Anatol Lieven does a marvelous job explaining a rather complex issue of Ukrainian-Russian relations with great tact, detail and understanding that so commonly lacks in the works produced in the West. The book makes it obvious that a currently fashionable talk on postimperialist Russia versus an underdog postcolonialist Ukraine misfits the issue. The reality of modern nation building through separation and distancing from the larger "mother" nation makes reciprocal perceptions of Russians in Ukraine and Ukrainians in Russia as much a function of self-serving politics as of the common historical past, mutual admiration and truly fraternal ties between these two related nations. Lieven's cautioning againt the dangers of nationalism masquerading as "postcolonial" democracy is as relevant to Ukraine as it is to Kazakhstan or, say, Zimbabwe. The book makes a strong case against continuing attempts of some western geopoliticians, unreconstructed cold warriors and eternally anti-Russian hawks of the Ukrainian dispora in the west to drive a wedge between the two countries that even now are much closer to each other than, for example, Canada and the USA. The book essentially argues that, to facilitate both countries' liberal-democratic development, the West must help their strategic partnership, not obstruct it.
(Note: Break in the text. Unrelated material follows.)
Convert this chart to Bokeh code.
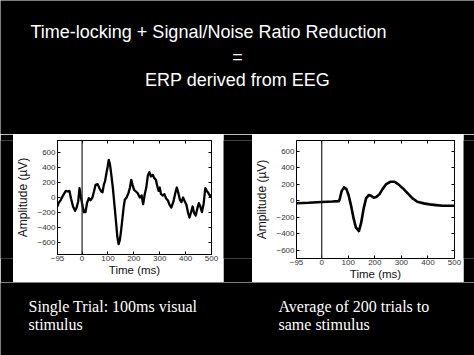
from bokeh.plotting import figure
from bokeh.layouts import column, row
from bokeh.models import Range1d, Label, Span, LinearAxis, FixedTicker
from bokeh.embed import file_html
from bokeh.resources import INLINE

# ---------------- data ----------------
x_ticks = [-95, 0, 100, 200, 300, 400, 500]
y_ticks = [-600, -400, -200, 0, 200, 400, 600]

single_t = [-95, -91, -82, -72, -63, -55, -49, -43, -35, -27, -21, -15, -10, -5, 1, 7, 13, 19, 26, 33,
            40, 46, 52, 60, 67, 74, 79, 84, 89, 94, 99, 103, 108, 113, 119, 125, 131, 136, 141, 146,
            151, 156, 161, 165, 172, 179, 185, 190, 195, 201, 208, 215, 223, 230, 236, 242, 248, 254,
            260, 266, 273, 279, 285, 291, 296, 300, 305, 311, 318, 324, 331, 338, 345, 353, 360, 366,
            372, 378, 384, 390, 397, 403, 409, 415, 421, 427, 433, 439, 445, 451, 457, 463, 470, 476,
            482, 488, 495, 500]
single_v = [-120, -76, -31, 36, 89, 80, 89, -9, -120, -178, -133, -53, 124, 13, -98, -196, -196, -76, -9, -36,
            0, 80, 169, 178, 124, 80, 71, 169, 222, 324, 413, 502, 436, 302, 124, -98, -320, -520, -622, -564,
            -431, -276, -120, -31, 0, 58, 133, 236, 169, 102, 80, 58, 0, 27, -89, 44, 133, 293,
            338, 280, 302, 258, 236, 147, 89, 133, 44, 27, 44, -9, -36, -98, -133, -53, 58, 133,
            58, -31, -62, 0, -53, -98, -196, -267, -196, -120, -209, -240, -151, -76, -120, -196, -76, 124,
            89, 58, 13, 36]

avg_t = [-95, -50, 0, 40, 65, 69, 75, 84, 93, 101, 110, 120, 129, 140, 148, 158, 167, 177, 186, 196,
         205, 217, 229, 243, 259, 274, 289, 306, 324, 342, 360, 384, 407, 431, 455, 479, 500]
avg_v = [-30, -25, -15, -10, -5, 36, 117, 162, 141, 69, -53, -214, -327, -368, -275, -93, 28, 69, 61, 36,
         44, 77, 141, 202, 230, 230, 198, 149, 89, 28, -12, -32, -44, -53, -61, -61, -61]

title_lines = ["Time-locking + Signal/Noise Ratio Reduction", "=", "ERP derived from EEG"]
caption_left = ["Single Trial: 100ms visual", "stimulus"]
caption_right = ["Average of 200 trials to", "same stimulus"]

SANS = "Liberation Sans"
SERIF = "Liberation Serif"


def blank(w, h):
    b = figure(width=w, height=h, output_backend="svg", toolbar_location=None,
               x_range=Range1d(0, w), y_range=Range1d(h, 0),
               background_fill_color="black", border_fill_color="black",
               min_border=0, outline_line_color=None)
    b.axis.visible = False
    b.grid.visible = False
    return b


def panel(w, h, t, v, yr, lw, left, right, top, bottom):
    p = figure(width=w, height=h, output_backend="svg", toolbar_location=None,
               x_range=Range1d(-95, 500), y_range=Range1d(-yr[0], yr[1]),
               background_fill_color="white", border_fill_color="white",
               min_border_left=left, min_border_right=right,
               min_border_top=top, min_border_bottom=bottom,
               outline_line_color="black", outline_line_width=1)
    p.grid.visible = False
    p.xaxis.ticker = FixedTicker(ticks=x_ticks)
    p.yaxis.ticker = FixedTicker(ticks=y_ticks)
    for ax in (p.xaxis[0], p.yaxis[0]):
        ax.major_tick_in = 3
        ax.major_tick_out = 0
        ax.minor_tick_line_color = None
        ax.major_label_text_font = SANS
        ax.major_label_text_font_size = "8px"
        ax.major_label_text_color = "#333333"
        ax.axis_label_text_font = SANS
        ax.axis_label_text_font_style = "normal"
        ax.axis_label_text_color = "#111111"
        ax.axis_line_color = "black"
        ax.major_tick_line_color = "black"
    p.xaxis.axis_label = "Time (ms)"
    p.xaxis.axis_label_text_font_size = "11.5px"
    p.xaxis.major_label_standoff = 1
    p.xaxis.axis_label_standoff = 0
    p.yaxis.axis_label = "Amplitude (µV)"
    p.yaxis.axis_label_text_font_size = "12px"
    p.yaxis.major_label_standoff = 2
    p.yaxis.axis_label_standoff = 4

    # MATLAB-style box: unlabeled inward ticks on top and right
    top_ax = LinearAxis(ticker=FixedTicker(ticks=x_ticks), major_label_text_font_size="1px",
                        major_label_text_color=None,
                        major_tick_in=3, major_tick_out=0, minor_tick_line_color=None,
                        major_label_standoff=0, axis_line_color="black")
    right_ax = LinearAxis(ticker=FixedTicker(ticks=y_ticks), major_label_text_font_size="1px",
                          major_label_text_color=None,
                          major_tick_in=3, major_tick_out=0, minor_tick_line_color=None,
                          major_label_standoff=0, axis_line_color="black")
    p.add_layout(top_ax, "above")
    p.add_layout(right_ax, "right")

    p.add_layout(Span(location=0, dimension="height", line_color="#222222", line_width=1.2))
    p.line(t, v, line_color="black", line_width=lw, line_join="round")
    return p


# ---------------- title ----------------
head = blank(474, 134)
head.add_layout(Label(x=30, y=31, text=title_lines[0], text_font=SANS, text_font_size="18px",
                      text_color="white", text_baseline="alphabetic", text_align="left"))
head.add_layout(Label(x=237, y=56, text=title_lines[1], text_font=SANS, text_font_size="18px",
                      text_color="white", text_baseline="alphabetic", text_align="center"))
head.add_layout(Label(x=237, y=79, text=title_lines[2], text_font=SANS, text_font_size="18px",
                      text_color="white", text_baseline="alphabetic", text_align="center"))

# ---------------- panels ----------------
p1 = panel(210, 146, single_t, single_v, (760, 760), 2.3, 35, 12, 6, 26)
p2 = panel(211, 148, avg_t, avg_v, (700, 730), 2.6, 35, 9, 6, 24)

mid = row(blank(13, 148), column(p1, blank(210, 2)), blank(29, 148), p2, blank(11, 148))

# ---------------- captions ----------------
foot = blank(474, 73)
for i, line in enumerate(caption_left):
    foot.add_layout(Label(x=28, y=24 + 18 * i, text=line, text_font=SERIF, text_font_size="16px",
                          text_color="white", text_baseline="alphabetic"))
for i, line in enumerate(caption_right):
    foot.add_layout(Label(x=278, y=24 + 18 * i, text=line, text_font=SERIF, text_font_size="16px",
                          text_color="white", text_baseline="alphabetic"))

page = column(head, mid, foot)

open("out.html", "w").write(file_html(page, INLINE))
This is a refreshing view, made all the more relevant by post-September 11 developments.

Excellent Short Survey

This book gives a great overview of Ukraine's history and Ukrainian-Russian relations. It's central argument is that relations are likely to remain peaceful between these two great Slavic states unless Ukraine's economy does much worse than Russia's or Ukrainian nationalism (concentrated among a decided minority of Ukrainians in Galicia in western Ukraine) grows markedly. Lieven argues that the West should not encourage the nationalists as stronger old-style Ukrainian nationalism would be one of the few things to harm the otherwise extremely close and good relations between Ukrainians and Russians throughout much of the rest of Ukraine. Well-written and a lot packed into this thoughtful good work that remains relavant in 2001.